It was not until the mid-1980’s that the scale of power MOSFET production was big enough to bring the costs of the power MOSFETs in line with bipolar transistors. It was then that IRF made its frontal assault on the bipolar transistor.
The target incumbent was Motorola, as they held the largest share of the bipolar transistor market. As a reaction to the onslaught of the MOSFET, Motorola initially deployed resources to scare potential MOSFET users. These scare tactics included rumors of reliability problems, high prices, and an unreliable supply chain.
Despite these attacks, the power MOSFET continued to gain acceptance into traditional applications where the bipolar transistor had previously held the dominant position. Recognizing the superiority of this new technology, Motorola launched its own power MOSFETs pledging to be agnostic between the two technologies -- “We make both, so buy from us” was their battle cry. The problem was, they didn’t make the best power MOSFETs, and eventually, lost the war between these two semiconductor materials.
Ironically, today power MOSFETs are the “king of the hill,” and GaN-on-Si power devices are the challengers. The early success of these GaN-based power transistors and integrated circuits initially came from the speed advantage of GaN compared with silicon. GaN-on-Si transistors switch is about 10 times faster than MOSFETs and 100 times faster than IGBTs.
Applications such as RF envelope tracking for 4G/LTE base stations and light detection and ranging (lidar) systems for autonomous cars, robots, drones, and security systems were the first volume applications to take full advantage of GaN’s high-speed switching ability.

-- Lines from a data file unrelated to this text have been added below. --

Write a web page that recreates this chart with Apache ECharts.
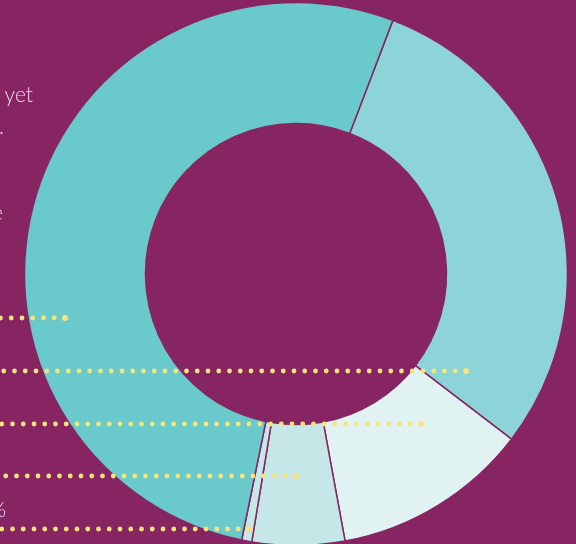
<!DOCTYPE html>
<html>
<head>
<meta charset="utf-8">
<script src="https://cdn.jsdelivr.net/npm/echarts@6/dist/echarts.min.js"></script>
<style>
html,body{margin:0;padding:0;background:#872563;}
#chart{width:576px;height:544px;}
</style>
</head>
<body>
<div id="chart"></div>
<script>
// Slice shares (percent), clockwise
const categories = ['A', 'B', 'C', 'D', 'E'];
const values = [29.6, 11.7, 5.5, 0.6, 52.6];
const sliceColors = ['#8cd4d8', '#e0f2f1', '#c5e7e8', '#c5e7e8', '#6acacb'];
// Visible fragments of the (cropped) left-hand labels
const labelTexts = ['yet', '.', 'e', '%'];

const chart = echarts.init(document.getElementById('chart'), null, {renderer: 'canvas'});
const BG = '#872563';
const YEL = '#f7e47c';

const cx = 296, cy = 274;
const STEP = 10.75;
// leader rows: y position and end x
const leaders = [
  {y: 318, x2: 65},
  {y: 371, x2: 466},
  {y: 424, x2: 421},
  {y: 476, x2: 296},
  {y: 529, x2: 249}
];

const graphics = [];
leaders.forEach(l => {
  const n = Math.floor(l.x2 / STEP);
  const x1 = l.x2 - n * STEP;
  graphics.push({
    type: 'line', z: 100,
    shape: {x1: x1, y1: l.y, x2: l.x2 - STEP + 0.01, y2: l.y},
    style: {stroke: YEL, lineWidth: 4.8, lineCap: 'round', lineDash: [0.01, STEP - 0.01]}
  });
  graphics.push({
    type: 'circle', z: 100,
    shape: {cx: l.x2, cy: l.y, r: 2.9},
    style: {fill: YEL}
  });
});
const textPos = [
  {x: 33, y: 95}, {x: 4, y: 127}, {x: 3, y: 213}, {x: 6, y: 510}
];
labelTexts.forEach((t, i) => {
  graphics.push({
    type: 'text', z: 100,
    style: {
      text: t, x: textPos[i].x, y: textPos[i].y,
      textAlign: 'right', textVerticalAlign: 'middle',
      fill: '#eadbe5', font: '300 21px Lato, "Open Sans", sans-serif'
    }
  });
});

chart.setOption({
  backgroundColor: BG,
  animation: false,
  series: [{
    type: 'pie',
    center: [cx, cy],
    radius: [150.5, 271.5],
    startAngle: 90 - 20.9,
    clockwise: true,
    label: {show: false},
    labelLine: {show: false},
    silent: true,
    itemStyle: {borderColor: BG, borderWidth: 1.5},
    data: categories.map((c, i) => ({
      name: c, value: values[i], itemStyle: {color: sliceColors[i]}
    }))
  }],
  graphic: graphics
});
</script>
</body>
</html>
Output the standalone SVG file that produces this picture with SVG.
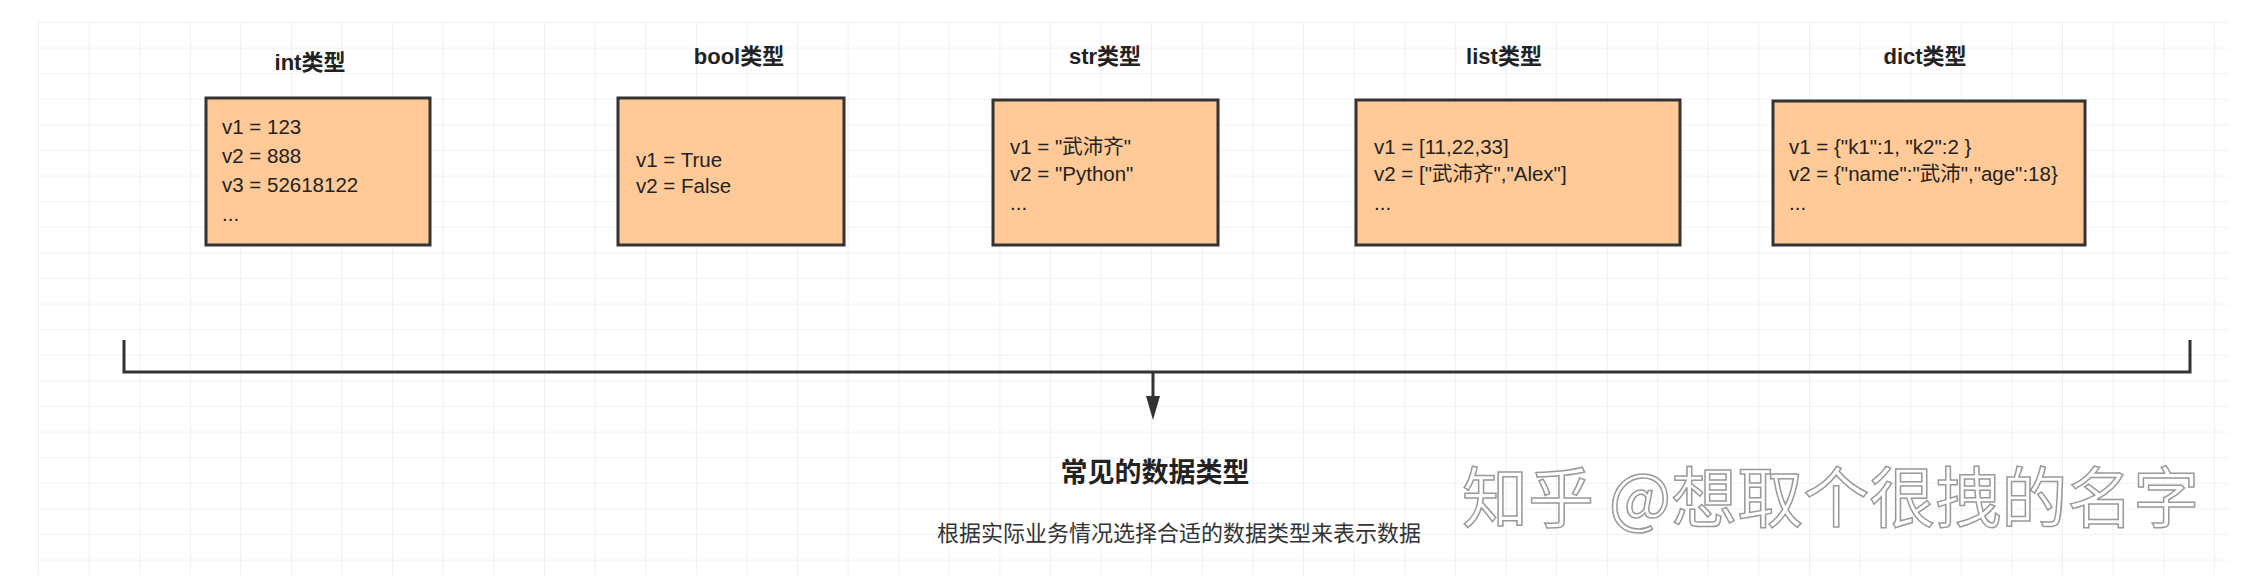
<svg xmlns="http://www.w3.org/2000/svg" width="2262" height="586" viewBox="0 0 2262 586">
<style>
.box{fill:#ffca97;stroke:#333;stroke-width:3}
.t{font-family:"Liberation Sans","Noto Sans CJK SC",sans-serif;font-size:20.5px;fill:#222}
.h{font-family:"Liberation Sans","Noto Sans CJK SC",sans-serif;font-size:22px;font-weight:bold;fill:#222;text-anchor:middle}
.c{stroke:#333;stroke-width:3;fill:none}
</style>
<defs>
<pattern id="g" x="38" y="22" width="50.6" height="25.6" patternUnits="userSpaceOnUse">
<path d="M0 0V25.6M0 0H50.6" stroke="#e6e6e6" stroke-width="1.2" fill="none"/>
</pattern>
</defs>
<rect width="2262" height="586" fill="#fff"/>
<rect x="38" y="22" width="2190" height="553" fill="url(#g)"/>
<g id="int"><text class="h" x="310" y="70">int类型</text><rect class="box" x="206" y="98" width="224" height="147"/>
<text class="t" x="222" y="134">v1 = 123</text><text class="t" x="222" y="163">v2 = 888</text><text class="t" x="222" y="192">v3 = 52618122</text><text class="t" x="222" y="221">...</text></g>
<g id="bool"><text class="h" x="739" y="64">bool类型</text><rect class="box" x="618" y="98" width="226" height="147"/>
<text class="t" x="636" y="167">v1 = True</text><text class="t" x="636" y="193">v2 = False</text></g>
<g id="str"><text class="h" x="1105" y="64">str类型</text><rect class="box" x="993" y="100" width="225" height="145"/>
<text class="t" x="1010" y="154">v1 = "武沛齐"</text><text class="t" x="1010" y="181">v2 = "Python"</text><text class="t" x="1010" y="210">...</text></g>
<g id="list"><text class="h" x="1504" y="64">list类型</text><rect class="box" x="1356" y="100" width="324" height="145"/>
<text class="t" x="1374" y="154">v1 = [11,22,33]</text><text class="t" x="1374" y="181">v2 = ["武沛齐","Alex"]</text><text class="t" x="1374" y="210">...</text></g>
<g id="dict"><text class="h" x="1925" y="64">dict类型</text><rect class="box" x="1773" y="101" width="312" height="144"/>
<text class="t" x="1789" y="154">v1 = {"k1":1, "k2":2 }</text><text class="t" x="1789" y="181">v2 = {"name":"武沛","age":18}</text><text class="t" x="1789" y="210">...</text></g>
<g id="connectors">
<path class="c" d="M124 340V372H2190V340"/>
<path class="c" d="M1153 372V400"/>
<path d="M1146 396L1153 420L1160 396Z" fill="#333"/>
</g>
<g id="summary">
<text class="h" x="1155" y="482" style="font-size:27px">常见的数据类型</text>
<text class="t" x="1179" y="541" text-anchor="middle" style="font-size:22px;fill:#333">根据实际业务情况选择合适的数据类型来表示数据</text>
</g>
<text x="1462" y="522" font-family="'Noto Sans CJK SC',sans-serif" font-size="66" fill="#fff" stroke="#999" stroke-width="1.5">知乎 @想取个很拽的名字</text>
</svg>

Since these early applications, the production volumes have grown, and now GaN power devices are at a point where the prices are equivalent (see figure 1) to the slower, bigger and aging power MOSFET components.
Thus, it is time for GaN’s frontal assault!
Figure 1: April 2019 distributor pricing survey result for 100 V rated eGaN FETs compared with equivalently rated power MOSFETs. Inside the red ovals are eGaN FET prices.
GaN’s first direct competitive assault against silicon MOSFETs came in late 2018 in a battle for 48 V DC-DC power supplies. Due to the significant improvements that GaN offers in switching performance and size reduction, power supply designers realized that GaN FETs could make higher power density and more efficient 48 V power supplies. these supplies are needed in high high-density computing applications for cloud computing, artificial intelligence, machine learning, and gaming applications. Record power density and efficiency could be realized with simple topologies such as the 900 W DC -DC converter using an LLC topology shown in figure 2. A power density of about 1700 W/in3 (104 W/cm3) are is achieved with an overall efficiency above 98%.
Figure 2: This 900 W DC-DC converter uses EPC2053 eGaN FETs on the nominal 48 V primary side and EPC2024 eGaN FETs on the nominal 12 V output secondary side at greater than 98% efficiency.
And then the automotive industry started to follow a similar path, opening another very large opportunity for GaN power devices.
Given the growing demand for electronically-driven functions within the vehicle, such as electric steering, electric air conditioning, electric suspension and a multitude of USB-C charging ports within modern cars and trucks, the traditional 14 V power distribution buses have been growing in size and weight at an alarming pace. A mild hybrid car today requires between 2 and 8 kW of electricity to be available. A 14 V, 8 kW distribution system requires wires to conduct 570 A. At 48 V that number is reduced to 170 A, which saves on the need for heavy and hard-to-manage wiring harnesses.
Recognizing the value in moving to a 48 V system, Tier-1 automotive electronics manufacturers are producing or planning to produce 48 V – 14 V bi-directional DC-DC power supplies to accommodate this new electrical architecture while maintaining compatibility with legacy 14 V systems. The simplest, lowest cost and most efficient solution today is the GaN FET-based buck/boost converter such as shown in figure 3.
Figure 3: A 97% efficient, 6 kW 48 V – 14 V bi-directional automotive-grade DC-DC buck/boost converter that uses 16 of EPC’s 100 V eGaN FETs.
The frontal assault on the power MOSFET has begun!
Today’s GaN FETs are improving rapidly in size and performance. Moreover, the current benchmark devices are still 300 times away from their theoretical performance limits. EPC has been shipping GaN transistors for a decade with over 100 billion hours of field experience with fewer failures than the mature power MOSFET.
Smaller, faster, reliabile, and comparably priced…at this point, there are few reasons not to use GaN FETs and ICs! Incumbent MOSFET producers, recognizing that their products are near their performance limits and a viable competitive solution is gaining traction, are already broadcasting vague warnings – scare tactics – of reliability issues and unreliable supply chains. They cite obsolete GaN pricing and performance comparisons. Already the defensive position that “we can do MOSFETs or GaN, we are agnostic” has reappeared from entrenched silicon manufacturers.
As Mark Twain allegedly said a century ago, “History doesn’t repeat itself, but it often rhymes.”